74: Un-Laming Phone Games

"'The first issue [for publishers] is making sure the carriers will place their game, so their first priority is coming up with a name people will recognize. The problem is that the market forces them to become very conservative. In 2005, I was asked on the E3 and GDC stages, what were the main issues determining success in 2005-06 in the mobile gaming industry. I said "carrier relations and post-production." They asked, "What about creating innovative games?" I said, "You'll notice I didn't say anything about that."'"

Allen Varney speaks to Eric Goldberg about "Un-Laming Phone Games"

Un-Laming Phone Games

It's not the cost barrier that prevents me from getting into mobile games. It's not the small screen or the laughable sound. It's not the lack of original or interesting titles, or the difficulty of finding any specific title. It's not even that my phone is so old that I can't be sure if the online functions will work at any given moment. And only to a limited extent is it that cell phones have a horrid input system, since any designer worth his salt can find a way to work around using buttons meant for data entry rather than game control (WASD, anyone?). And it certainly isn't that I usually have a dedicated gaming machine with me anyplace the urge to play might strike me.

The big problem for me is that it is on a telephone. It's the same reason I don't use cameras, or any sort of music-playing functions, or anything else that would have to be interrupted when a call comes in. I use my phone for communication, and I neither want to have to say to a person "Sorry I mised your very important call, I was busy with a game of Tele-quest," nor to have to restart that game of Tele-quest just because I get a frivolous message. Unfortunately, all the phones I've seen have behaved in one of those two ways - either ending the game when you answer your call, or making it difficult to answer in the middle of the game.

I feel like a crotchety old man objecting in that way, but it's the truth. Maybe they've fixed that with one of these newfangled telethingums you see superfluous ads for all over the place. I wouldn't know. My phone is old. When it breaks and I upgrade (I am content to do this because, in my mind, a phone is not a gadget but an appliance), I'll see if they've done anything with. And then I'll proceed to the more savvy excuses listed above.

The porting problem (often referred to as "fragmentation") is indeed extremely serious. It ruins the economics of game development for mobile devices. However, where there is a problem getting in the way of potentially good money it's always a fair bet that people will find solutions.
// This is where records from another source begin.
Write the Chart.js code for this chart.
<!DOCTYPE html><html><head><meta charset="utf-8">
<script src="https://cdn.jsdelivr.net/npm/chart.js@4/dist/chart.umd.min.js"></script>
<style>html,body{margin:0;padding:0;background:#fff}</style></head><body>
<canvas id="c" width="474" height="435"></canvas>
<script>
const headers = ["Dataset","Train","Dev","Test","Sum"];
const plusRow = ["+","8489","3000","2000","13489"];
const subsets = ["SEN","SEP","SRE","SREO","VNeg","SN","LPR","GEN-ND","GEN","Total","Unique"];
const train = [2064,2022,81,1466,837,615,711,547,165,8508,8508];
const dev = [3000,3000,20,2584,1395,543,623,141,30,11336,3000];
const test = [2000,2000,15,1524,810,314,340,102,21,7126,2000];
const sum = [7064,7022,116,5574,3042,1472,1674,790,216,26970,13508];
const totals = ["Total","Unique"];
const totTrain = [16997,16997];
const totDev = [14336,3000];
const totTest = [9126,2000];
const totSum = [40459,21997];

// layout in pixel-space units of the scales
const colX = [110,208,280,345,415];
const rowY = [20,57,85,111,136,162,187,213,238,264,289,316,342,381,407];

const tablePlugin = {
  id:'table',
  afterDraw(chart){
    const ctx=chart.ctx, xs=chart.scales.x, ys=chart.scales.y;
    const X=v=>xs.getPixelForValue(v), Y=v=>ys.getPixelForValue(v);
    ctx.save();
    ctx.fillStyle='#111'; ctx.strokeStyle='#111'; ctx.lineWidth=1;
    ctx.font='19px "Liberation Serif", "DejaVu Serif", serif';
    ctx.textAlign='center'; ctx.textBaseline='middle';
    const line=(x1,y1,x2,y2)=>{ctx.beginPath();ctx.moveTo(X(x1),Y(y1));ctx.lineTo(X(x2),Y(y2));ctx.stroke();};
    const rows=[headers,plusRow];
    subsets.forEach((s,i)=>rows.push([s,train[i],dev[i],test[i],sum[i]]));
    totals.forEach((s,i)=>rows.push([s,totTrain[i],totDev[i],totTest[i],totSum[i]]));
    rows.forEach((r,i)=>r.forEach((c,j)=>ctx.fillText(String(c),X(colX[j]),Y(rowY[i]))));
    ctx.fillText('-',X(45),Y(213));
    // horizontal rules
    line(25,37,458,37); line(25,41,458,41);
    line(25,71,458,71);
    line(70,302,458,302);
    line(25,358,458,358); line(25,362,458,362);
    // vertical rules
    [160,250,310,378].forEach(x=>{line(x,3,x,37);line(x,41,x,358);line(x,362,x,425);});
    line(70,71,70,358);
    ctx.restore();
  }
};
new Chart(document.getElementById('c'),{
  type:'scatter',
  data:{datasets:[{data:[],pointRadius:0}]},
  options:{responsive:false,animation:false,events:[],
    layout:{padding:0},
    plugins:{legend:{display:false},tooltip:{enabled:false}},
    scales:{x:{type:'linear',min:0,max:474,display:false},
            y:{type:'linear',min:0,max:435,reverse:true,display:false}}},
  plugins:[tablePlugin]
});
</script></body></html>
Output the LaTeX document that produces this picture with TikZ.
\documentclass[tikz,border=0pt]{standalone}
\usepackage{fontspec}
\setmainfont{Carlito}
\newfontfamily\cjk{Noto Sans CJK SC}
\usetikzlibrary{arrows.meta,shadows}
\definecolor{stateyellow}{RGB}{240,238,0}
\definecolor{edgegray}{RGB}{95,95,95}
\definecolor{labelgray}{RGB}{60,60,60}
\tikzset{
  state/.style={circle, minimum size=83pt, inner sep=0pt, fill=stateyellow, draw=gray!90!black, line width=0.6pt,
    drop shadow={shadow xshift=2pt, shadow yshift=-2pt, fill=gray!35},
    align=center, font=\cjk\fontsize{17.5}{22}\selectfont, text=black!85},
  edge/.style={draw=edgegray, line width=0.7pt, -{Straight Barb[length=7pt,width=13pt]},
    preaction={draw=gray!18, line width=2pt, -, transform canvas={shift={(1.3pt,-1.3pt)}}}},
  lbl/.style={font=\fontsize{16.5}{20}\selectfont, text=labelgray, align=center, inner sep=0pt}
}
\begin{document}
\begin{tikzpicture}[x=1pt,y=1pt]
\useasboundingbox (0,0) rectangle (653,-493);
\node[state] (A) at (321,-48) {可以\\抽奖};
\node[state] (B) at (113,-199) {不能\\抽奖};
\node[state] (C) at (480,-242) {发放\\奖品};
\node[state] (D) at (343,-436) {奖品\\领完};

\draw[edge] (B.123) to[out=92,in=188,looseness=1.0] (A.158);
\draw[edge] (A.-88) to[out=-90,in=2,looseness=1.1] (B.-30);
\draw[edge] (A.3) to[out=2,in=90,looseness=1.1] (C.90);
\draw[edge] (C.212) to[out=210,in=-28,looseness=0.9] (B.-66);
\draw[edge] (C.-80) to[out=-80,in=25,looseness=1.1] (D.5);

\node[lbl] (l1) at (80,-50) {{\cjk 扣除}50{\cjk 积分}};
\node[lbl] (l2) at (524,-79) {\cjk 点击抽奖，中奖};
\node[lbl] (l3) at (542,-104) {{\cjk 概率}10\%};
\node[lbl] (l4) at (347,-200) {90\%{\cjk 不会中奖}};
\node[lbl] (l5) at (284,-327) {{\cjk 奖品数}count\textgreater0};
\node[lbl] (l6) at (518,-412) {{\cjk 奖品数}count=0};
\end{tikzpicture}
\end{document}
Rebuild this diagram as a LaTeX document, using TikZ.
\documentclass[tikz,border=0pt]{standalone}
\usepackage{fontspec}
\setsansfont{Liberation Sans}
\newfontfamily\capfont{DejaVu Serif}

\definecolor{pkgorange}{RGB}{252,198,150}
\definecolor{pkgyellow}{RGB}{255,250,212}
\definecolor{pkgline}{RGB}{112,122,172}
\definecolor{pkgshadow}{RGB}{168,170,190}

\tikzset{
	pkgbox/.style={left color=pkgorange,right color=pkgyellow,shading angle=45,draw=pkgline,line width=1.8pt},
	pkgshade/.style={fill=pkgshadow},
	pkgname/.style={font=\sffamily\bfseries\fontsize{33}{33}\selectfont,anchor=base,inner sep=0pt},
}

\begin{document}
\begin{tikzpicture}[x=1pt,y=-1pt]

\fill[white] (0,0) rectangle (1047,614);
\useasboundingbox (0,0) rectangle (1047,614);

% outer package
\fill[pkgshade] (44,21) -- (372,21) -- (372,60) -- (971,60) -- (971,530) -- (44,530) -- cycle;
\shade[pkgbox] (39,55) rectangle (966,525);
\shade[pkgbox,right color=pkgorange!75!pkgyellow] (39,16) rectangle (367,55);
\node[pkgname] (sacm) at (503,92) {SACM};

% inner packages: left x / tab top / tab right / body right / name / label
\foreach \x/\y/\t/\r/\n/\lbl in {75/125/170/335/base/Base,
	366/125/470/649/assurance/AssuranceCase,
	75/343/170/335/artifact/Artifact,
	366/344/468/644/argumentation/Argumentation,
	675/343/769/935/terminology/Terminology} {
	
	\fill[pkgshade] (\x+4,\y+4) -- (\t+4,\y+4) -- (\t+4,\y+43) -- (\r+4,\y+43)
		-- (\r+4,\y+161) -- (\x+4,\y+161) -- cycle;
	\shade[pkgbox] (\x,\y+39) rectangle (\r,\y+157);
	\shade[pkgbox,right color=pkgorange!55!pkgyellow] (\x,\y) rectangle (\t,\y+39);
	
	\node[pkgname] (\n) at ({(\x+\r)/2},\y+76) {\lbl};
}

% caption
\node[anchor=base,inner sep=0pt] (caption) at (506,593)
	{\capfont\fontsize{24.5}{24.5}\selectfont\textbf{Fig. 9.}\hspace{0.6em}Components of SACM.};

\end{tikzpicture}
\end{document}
This is why the mobile industry has been so excited about Java across the last five years. Had the MIDP Java standard not been so weak (and so often badly implemented) it could have achieved a lot.

Java is often criticised as slow, but solutions also exist at the high performance end. Once technology like GamePlayer starts reaching affordable devices it will start to make sense to program for these sorts of open platforms because there will be far less need to target specific phones.
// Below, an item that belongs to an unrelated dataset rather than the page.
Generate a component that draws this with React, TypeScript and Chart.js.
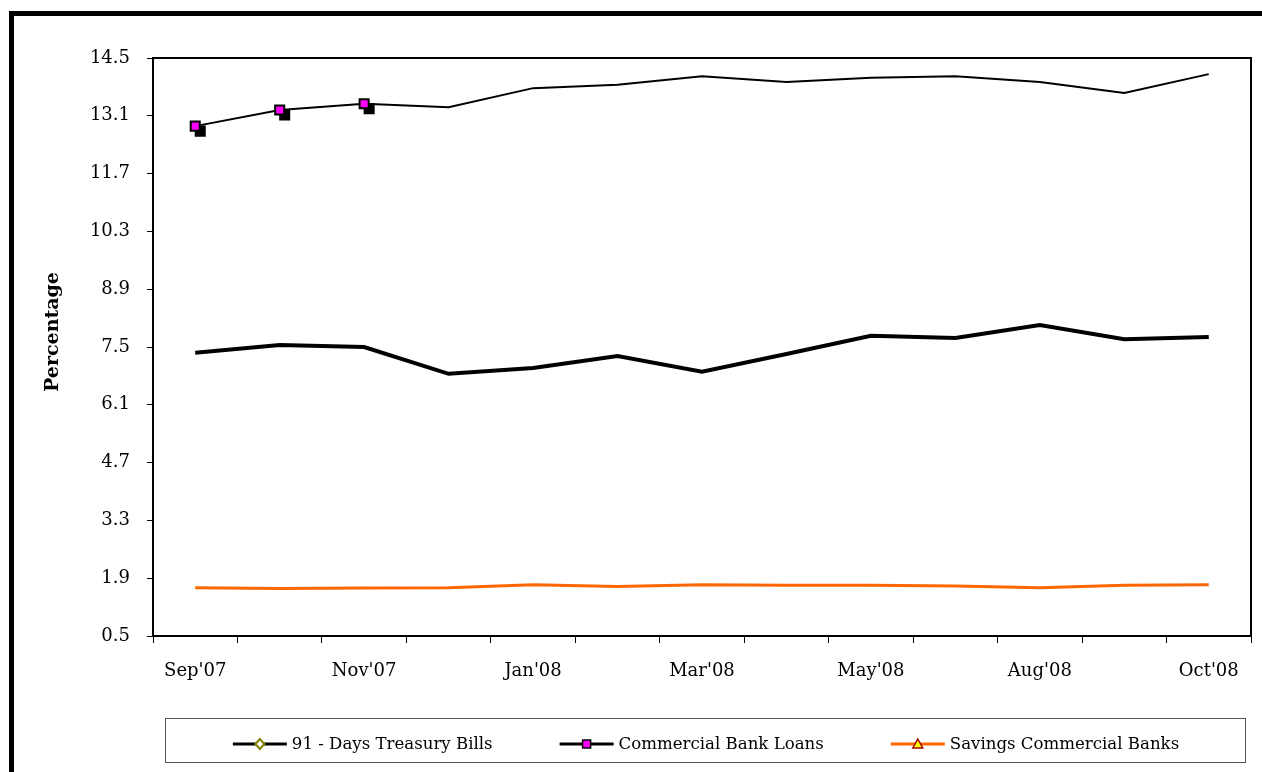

Regarding Bongo Bill's comment above. Yes, this is a huge problem - but it's a problem that game designers can solve. Cheap ports of console titles will crash and burn in this environment, but games designed to play on phones will always tolerate the user taking a call in the middle of play. This kind of event must be considered normal, not exceptional. The reason we don't see good solutions yet is because designers just aren't motivated to spend thousands of hours designing for phones.

Bongo Bill:
I feel like a crotchety old man objecting in that way, but it's the truth. Maybe they've fixed that with one of these newfangled telethingums you see superfluous ads for all over the place. I wouldn't know. My phone is old. When it breaks and I upgrade (I am content to do this because, in my mind, a phone is not a gadget but an appliance), I'll see if they've done anything with. And then I'll proceed to the more savvy excuses listed above.

I'll join you on the porch for this one, Gramps. I'll even bring lemonade. And a chess set.

I hate "do everything" devices. Mainly because, as the old addage says, they're jacks of all trades and masters of none.

I played a game on my cell phone once, while waiting for a calzone ata pizza joint in downtown Worcester, Mass. And since there's absolutely nothing whatsoever to do in downtown Worcester, Mass, I decided to give Tetris on the phone a whirl. And it sucked. And, as you experienced, I got a text from someone wondering when the calzone would be ready and it jumped me out of my game and I had to start over. Which I did not do because my patience for that kind of thing is miniscule to begin with.